## STATED TASK
Repeat the material verbatim. Images are excluded from the copy.

## SUPPLIED MATERIAL

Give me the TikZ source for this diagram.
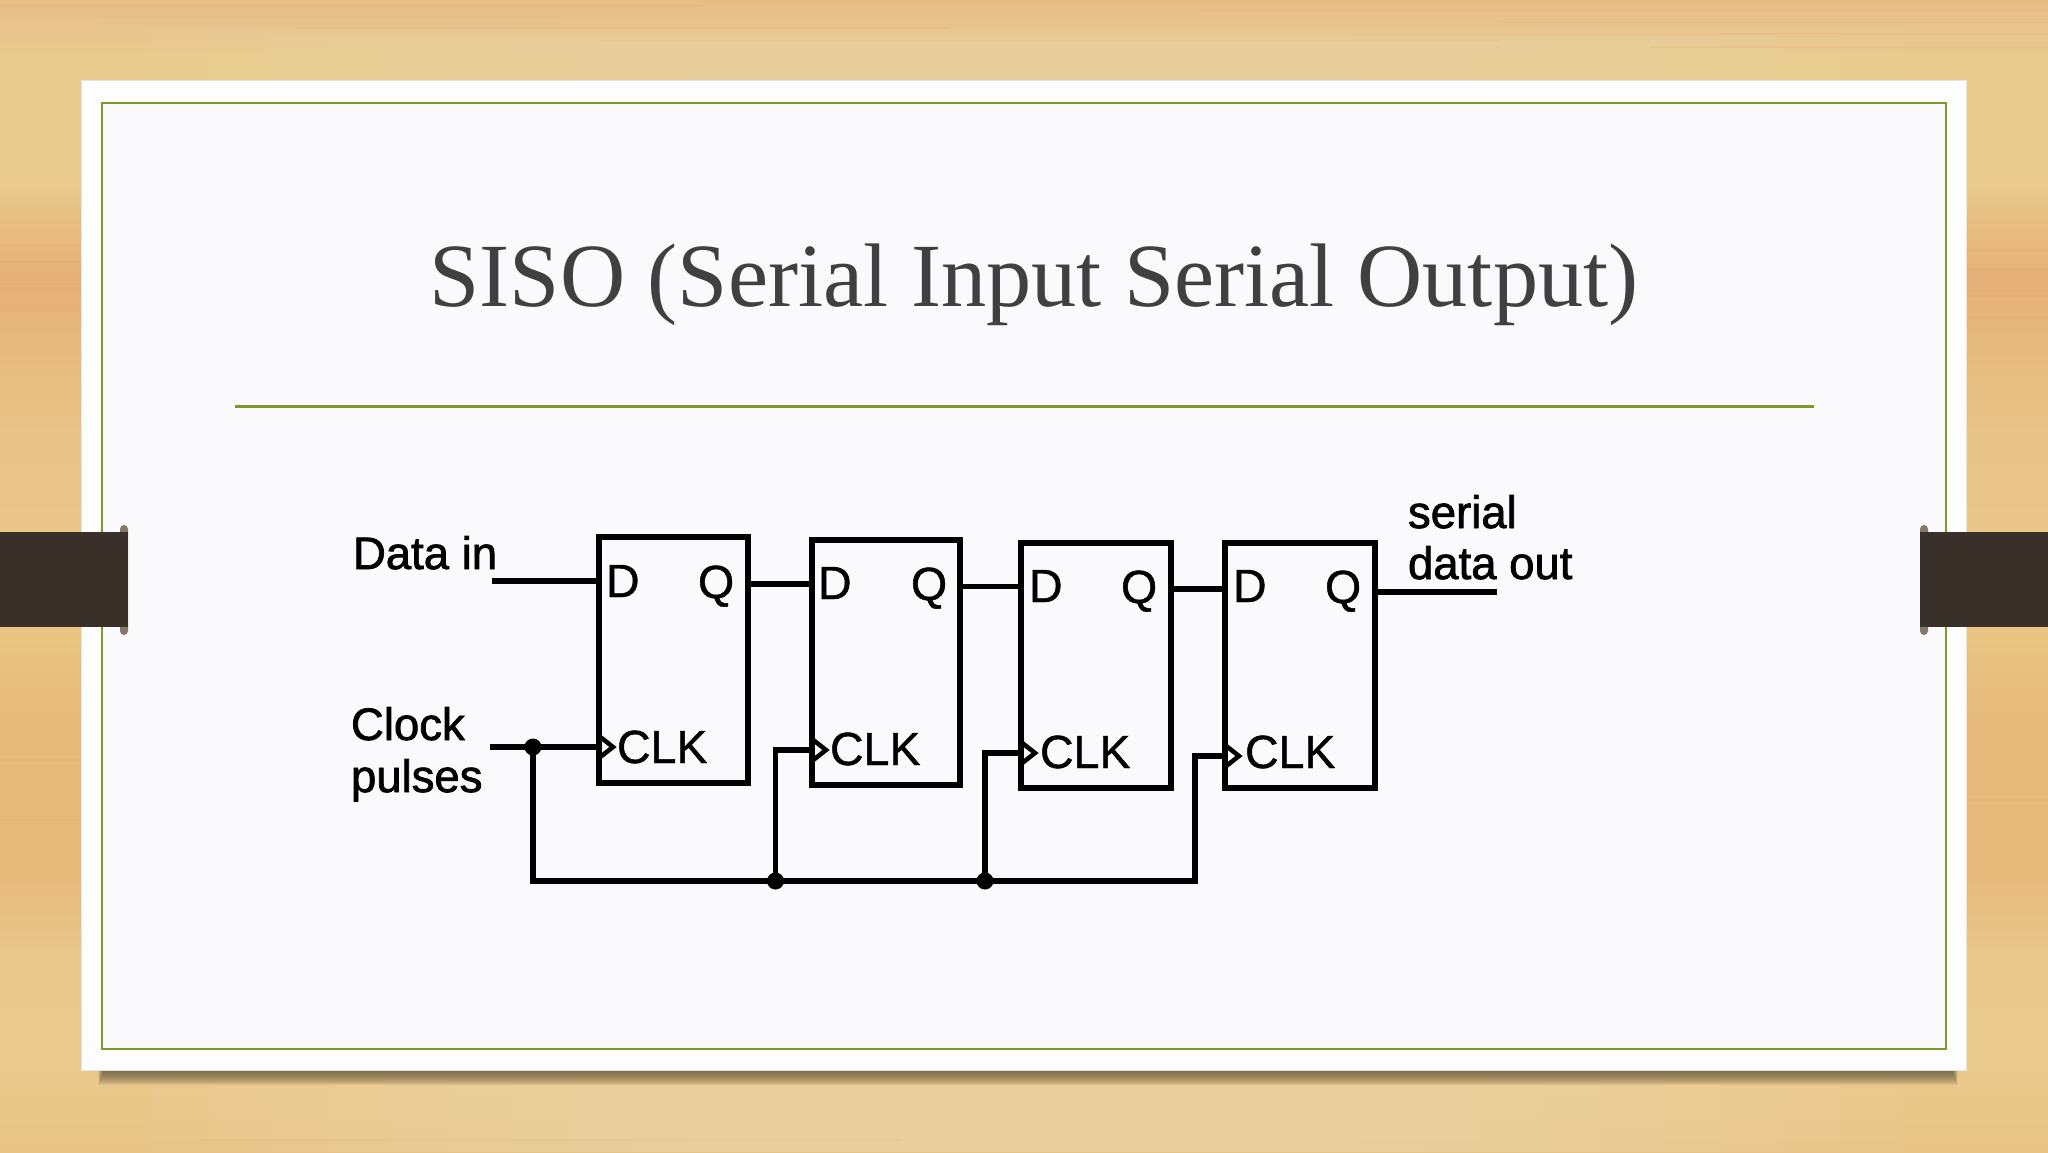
\documentclass[tikz,border=0pt]{standalone}
\usepackage{fontspec}
\usetikzlibrary{calc}
\setmainfont{Liberation Sans}
\newfontfamily\labfont[FakeBold=1.6]{Liberation Sans}
\newfontfamily\ffont[FakeBold=1.0]{Liberation Sans}
\newfontfamily\titlefont{Liberation Serif}
\definecolor{panelout}{HTML}{FDFDFE}
\definecolor{panelin}{HTML}{FAFAFC}
\definecolor{framegreen}{HTML}{7A9A2C}
\definecolor{tabdark}{HTML}{3A302A}
\definecolor{tabcap}{HTML}{85796A}
\definecolor{titlegray}{HTML}{404040}
\definecolor{paleglow}{HTML}{F6DDB8}
\definecolor{grain}{HTML}{D99E62}
\definecolor{shadowtone}{HTML}{5A5238}
\tikzset{
  wire/.style={line width=5.5pt,black,line cap=butt,line join=miter},
  ffbox/.style={draw=black,line width=5.5pt,rectangle,inner sep=0pt,outer sep=0pt},
  port/.style={font=\ffont\fontsize{46.5}{46.5}\selectfont,anchor=base west,inner sep=0pt,outer sep=0pt},
  lab/.style={font=\labfont\fontsize{45.5}{45.5}\selectfont,anchor=base west,inner sep=0pt,outer sep=0pt},
  joint/.style={circle,fill=black,inner sep=0pt,outer sep=0pt,minimum size=17pt},
  clktip/.style={line width=4.5pt,black,line join=miter}
}
\begin{document}
\begin{tikzpicture}[x=1pt,y=-1pt]
\useasboundingbox (0,0) rectangle (2048,1152);
% wood background: vertical gradient segments
\def\woodseg#1#2#3#4{%
  \definecolor{segA}{HTML}{#3}\definecolor{segB}{HTML}{#4}%
  \fill[top color=segA,bottom color=segB] (0,#1-.5) rectangle (2048,#2+.5);}
\woodseg{0}{30}{E8BD85}{E8C58F}
\woodseg{30}{60}{E8C58F}{E8CB8C}
\woodseg{60}{180}{E8CB8C}{E9CB8E}
\woodseg{180}{240}{E9CB8E}{E7B97C}
\woodseg{240}{280}{E7B97C}{E6B078}
\woodseg{280}{350}{E6B078}{E6BA7C}
\woodseg{350}{440}{E6BA7C}{E9C489}
\woodseg{440}{530}{E9C489}{EAC68A}
\woodseg{530}{640}{EAC68A}{E9C482}
\woodseg{640}{720}{E9C482}{E6B97A}
\woodseg{720}{870}{E6B97A}{E6B87A}
\woodseg{870}{960}{E6B87A}{EAC88C}
\woodseg{960}{1060}{EAC88C}{EAC98C}
\woodseg{1060}{1152}{EAC98C}{E8C587}
% paler middle in the top and bottom strips
\foreach \i in {0,...,9}{
  \fill[paleglow,opacity=.06] (150+\i*60,30+\i*2) rectangle (1900-\i*60,80);
  \fill[paleglow,opacity=.07] (150+\i*60,1085) rectangle (1900-\i*60,1152);
}
% fine grain
\foreach \yy/\xa/\xb in {6/0/700,11/1200/2048,17/100/560,22/1500/2048,28/300/950,34/1350/2048,41/600/1500,47/1650/2048,
  245/0/81,262/0/81,284/0/81,305/0/81,250/1966/2048,270/1966/2048,296/1966/2048,318/1966/2048,760/0/81,820/0/81,800/1966/2048,1140/200/900}{
  \draw[grain,opacity=.14,line width=1.6pt] (\xa,\yy) -- (\xb,\yy);
}
% shadow
\foreach \g in {0,...,14}{
  \fill[shadowtone,opacity=.085] (104-\g*.4,1060) rectangle (1952+\g*.4,1071+\g);
}
% panel
\fill[panelout] (81,80) rectangle (1966,1070);
\draw[black!10,line width=.8pt] (81,80) rectangle (1966,1070);
\fill[panelin] (102,103) rectangle (1946,1049);
\draw[framegreen,line width=2.8pt] (102,103) rectangle (1946,1049);
% tabs
\fill[tabcap,rounded corners=4pt] (120,525) rectangle (128,635);
\fill[tabcap,rounded corners=4pt] (1920,525) rectangle (1928,635);
\fill[tabdark] (0,532) rectangle (128,627);
\fill[tabdark] (1920,532) rectangle (2048,627);
% title
\node[font=\titlefont\fontsize{90.3}{90.3}\selectfont,text=titlegray,anchor=base,inner sep=0pt] (title) at (1034,306) {SISO (Serial Input Serial Output)};
\coordinate (ruleL) at (235,406.5);
\coordinate (ruleR) at (1814,406.5);
\draw[framegreen,line width=2.2pt] (ruleL) -- (ruleR);
% flip-flops
\node[ffbox,minimum width=149pt,minimum height=246pt] (ff1) at (673.5,660) {};
\node[ffbox,minimum width=148pt,minimum height=245pt] (ff2) at (886,662.5) {};
\node[ffbox,minimum width=150pt,minimum height=245pt] (ff3) at (1096,665.5) {};
\node[ffbox,minimum width=150pt,minimum height=245pt] (ff4) at (1300,665.5) {};
% port texts
\node[port] (d1) at (606,597) {D};  \node[port] (q1) at (698,598) {Q};  \node[port] (c1) at (617,763) {CLK};
\node[port] (d2) at (818,599) {D};  \node[port] (q2) at (911,600) {Q};  \node[port] (c2) at (830,765) {CLK};
\node[port] (d3) at (1029,602) {D}; \node[port] (q3) at (1121,603) {Q}; \node[port] (c3) at (1040,768) {CLK};
\node[port] (d4) at (1233,602) {D}; \node[port] (q4) at (1325,603) {Q}; \node[port] (c4) at (1245,768) {CLK};
% outer labels
\node[lab] (datain) at (353,569) {Data in};
\node[lab] (clock) at (351,740) {Clock};
\node[lab] (pulses) at (351,792) {pulses};
\node[lab] (serial) at (1408,528) {serial};
\node[lab] (dataout) at (1408,579) {data out};
% free ends
\coordinate (inD) at (492,581);
\coordinate (inC) at (490,747);
\coordinate (outQ) at (1497,592);
\coordinate (bl) at (533,881);
\coordinate (br) at (1195,881);
\coordinate (up4) at (1195,756);
\node[joint] (j1) at (533,747) {};
\node[joint] (j2) at (775.5,881) {};
\node[joint] (j3) at (985,881) {};
% data path
\draw[wire] (inD) -- (inD -| ff1.west);
\draw[wire] (ff1.east |- 0,584) -- (ff2.west |- 0,584);
\draw[wire] (ff2.east |- 0,586.5) -- (ff3.west |- 0,586.5);
\draw[wire] (ff3.east |- 0,589) -- (ff4.west |- 0,589);
\draw[wire] (ff4.east |- outQ) -- (outQ);
% clock path
\draw[wire] (inC) -- (inC -| ff1.west);
\draw[wire] (j1.center) -- (bl) -- (br) -- (up4) -- (up4 -| ff4.west);
\draw[wire] (j2.center) -- (775.5,750) -- (ff2.west |- 0,750);
\draw[wire] (j3.center) -- (985,753) -- (ff3.west |- 0,753);
% clock tips
\draw[clktip] ($(ff1.west |- 0,747)+(0,-11)$) -- ++(14,11) -- ++(-14,11);
\draw[clktip] ($(ff2.west |- 0,750)+(0,-11)$) -- ++(14,11) -- ++(-14,11);
\draw[clktip] ($(ff3.west |- 0,753)+(0,-11)$) -- ++(14,11) -- ++(-14,11);
\draw[clktip] ($(ff4.west |- 0,756)+(0,-11)$) -- ++(14,11) -- ++(-14,11);
\end{tikzpicture}
\end{document}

## WRITTEN ANSWER
Give me the TikZ source for this diagram.
\documentclass[tikz,border=0pt]{standalone}
\usepackage{fontspec}
\usetikzlibrary{calc}
\setmainfont{Liberation Sans}
\newfontfamily\labfont[FakeBold=1.6]{Liberation Sans}
\newfontfamily\ffont[FakeBold=1.0]{Liberation Sans}
\newfontfamily\titlefont{Liberation Serif}
\definecolor{panelout}{HTML}{FDFDFE}
\definecolor{panelin}{HTML}{FAFAFC}
\definecolor{framegreen}{HTML}{7A9A2C}
\definecolor{tabdark}{HTML}{3A302A}
\definecolor{tabcap}{HTML}{85796A}
\definecolor{titlegray}{HTML}{404040}
\definecolor{paleglow}{HTML}{F6DDB8}
\definecolor{grain}{HTML}{D99E62}
\definecolor{shadowtone}{HTML}{5A5238}
\tikzset{
  wire/.style={line width=5.5pt,black,line cap=butt,line join=miter},
  ffbox/.style={draw=black,line width=5.5pt,rectangle,inner sep=0pt,outer sep=0pt},
  port/.style={font=\ffont\fontsize{46.5}{46.5}\selectfont,anchor=base west,inner sep=0pt,outer sep=0pt},
  lab/.style={font=\labfont\fontsize{45.5}{45.5}\selectfont,anchor=base west,inner sep=0pt,outer sep=0pt},
  joint/.style={circle,fill=black,inner sep=0pt,outer sep=0pt,minimum size=17pt},
  clktip/.style={line width=4.5pt,black,line join=miter}
}
\begin{document}
\begin{tikzpicture}[x=1pt,y=-1pt]
\useasboundingbox (0,0) rectangle (2048,1152);
% wood background: vertical gradient segments
\def\woodseg#1#2#3#4{%
  \definecolor{segA}{HTML}{#3}\definecolor{segB}{HTML}{#4}%
  \fill[top color=segA,bottom color=segB] (0,#1-.5) rectangle (2048,#2+.5);}
\woodseg{0}{30}{E8BD85}{E8C58F}
\woodseg{30}{60}{E8C58F}{E8CB8C}
\woodseg{60}{180}{E8CB8C}{E9CB8E}
\woodseg{180}{240}{E9CB8E}{E7B97C}
\woodseg{240}{280}{E7B97C}{E6B078}
\woodseg{280}{350}{E6B078}{E6BA7C}
\woodseg{350}{440}{E6BA7C}{E9C489}
\woodseg{440}{530}{E9C489}{EAC68A}
\woodseg{530}{640}{EAC68A}{E9C482}
\woodseg{640}{720}{E9C482}{E6B97A}
\woodseg{720}{870}{E6B97A}{E6B87A}
\woodseg{870}{960}{E6B87A}{EAC88C}
\woodseg{960}{1060}{EAC88C}{EAC98C}
\woodseg{1060}{1152}{EAC98C}{E8C587}
% paler middle in the top and bottom strips
\foreach \i in {0,...,9}{
  \fill[paleglow,opacity=.06] (150+\i*60,30+\i*2) rectangle (1900-\i*60,80);
  \fill[paleglow,opacity=.07] (150+\i*60,1085) rectangle (1900-\i*60,1152);
}
% fine grain
\foreach \yy/\xa/\xb in {6/0/700,11/1200/2048,17/100/560,22/1500/2048,28/300/950,34/1350/2048,41/600/1500,47/1650/2048,
  245/0/81,262/0/81,284/0/81,305/0/81,250/1966/2048,270/1966/2048,296/1966/2048,318/1966/2048,760/0/81,820/0/81,800/1966/2048,1140/200/900}{
  \draw[grain,opacity=.14,line width=1.6pt] (\xa,\yy) -- (\xb,\yy);
}
% shadow
\foreach \g in {0,...,14}{
  \fill[shadowtone,opacity=.085] (104-\g*.4,1060) rectangle (1952+\g*.4,1071+\g);
}
% panel
\fill[panelout] (81,80) rectangle (1966,1070);
\draw[black!10,line width=.8pt] (81,80) rectangle (1966,1070);
\fill[panelin] (102,103) rectangle (1946,1049);
\draw[framegreen,line width=2.8pt] (102,103) rectangle (1946,1049);
% tabs
\fill[tabcap,rounded corners=4pt] (120,525) rectangle (128,635);
\fill[tabcap,rounded corners=4pt] (1920,525) rectangle (1928,635);
\fill[tabdark] (0,532) rectangle (128,627);
\fill[tabdark] (1920,532) rectangle (2048,627);
% title
\node[font=\titlefont\fontsize{90.3}{90.3}\selectfont,text=titlegray,anchor=base,inner sep=0pt] (title) at (1034,306) {SISO (Serial Input Serial Output)};
\coordinate (ruleL) at (235,406.5);
\coordinate (ruleR) at (1814,406.5);
\draw[framegreen,line width=2.2pt] (ruleL) -- (ruleR);
% flip-flops
\node[ffbox,minimum width=149pt,minimum height=246pt] (ff1) at (673.5,660) {};
\node[ffbox,minimum width=148pt,minimum height=245pt] (ff2) at (886,662.5) {};
\node[ffbox,minimum width=150pt,minimum height=245pt] (ff3) at (1096,665.5) {};
\node[ffbox,minimum width=150pt,minimum height=245pt] (ff4) at (1300,665.5) {};
% port texts
\node[port] (d1) at (606,597) {D};  \node[port] (q1) at (698,598) {Q};  \node[port] (c1) at (617,763) {CLK};
\node[port] (d2) at (818,599) {D};  \node[port] (q2) at (911,600) {Q};  \node[port] (c2) at (830,765) {CLK};
\node[port] (d3) at (1029,602) {D}; \node[port] (q3) at (1121,603) {Q}; \node[port] (c3) at (1040,768) {CLK};
\node[port] (d4) at (1233,602) {D}; \node[port] (q4) at (1325,603) {Q}; \node[port] (c4) at (1245,768) {CLK};
% outer labels
\node[lab] (datain) at (353,569) {Data in};
\node[lab] (clock) at (351,740) {Clock};
\node[lab] (pulses) at (351,792) {pulses};
\node[lab] (serial) at (1408,528) {serial};
\node[lab] (dataout) at (1408,579) {data out};
% free ends
\coordinate (inD) at (492,581);
\coordinate (inC) at (490,747);
\coordinate (outQ) at (1497,592);
\coordinate (bl) at (533,881);
\coordinate (br) at (1195,881);
\coordinate (up4) at (1195,756);
\node[joint] (j1) at (533,747) {};
\node[joint] (j2) at (775.5,881) {};
\node[joint] (j3) at (985,881) {};
% data path
\draw[wire] (inD) -- (inD -| ff1.west);
\draw[wire] (ff1.east |- 0,584) -- (ff2.west |- 0,584);
\draw[wire] (ff2.east |- 0,586.5) -- (ff3.west |- 0,586.5);
\draw[wire] (ff3.east |- 0,589) -- (ff4.west |- 0,589);
\draw[wire] (ff4.east |- outQ) -- (outQ);
% clock path
\draw[wire] (inC) -- (inC -| ff1.west);
\draw[wire] (j1.center) -- (bl) -- (br) -- (up4) -- (up4 -| ff4.west);
\draw[wire] (j2.center) -- (775.5,750) -- (ff2.west |- 0,750);
\draw[wire] (j3.center) -- (985,753) -- (ff3.west |- 0,753);
% clock tips
\draw[clktip] ($(ff1.west |- 0,747)+(0,-11)$) -- ++(14,11) -- ++(-14,11);
\draw[clktip] ($(ff2.west |- 0,750)+(0,-11)$) -- ++(14,11) -- ++(-14,11);
\draw[clktip] ($(ff3.west |- 0,753)+(0,-11)$) -- ++(14,11) -- ++(-14,11);
\draw[clktip] ($(ff4.west |- 0,756)+(0,-11)$) -- ++(14,11) -- ++(-14,11);
\end{tikzpicture}
\end{document}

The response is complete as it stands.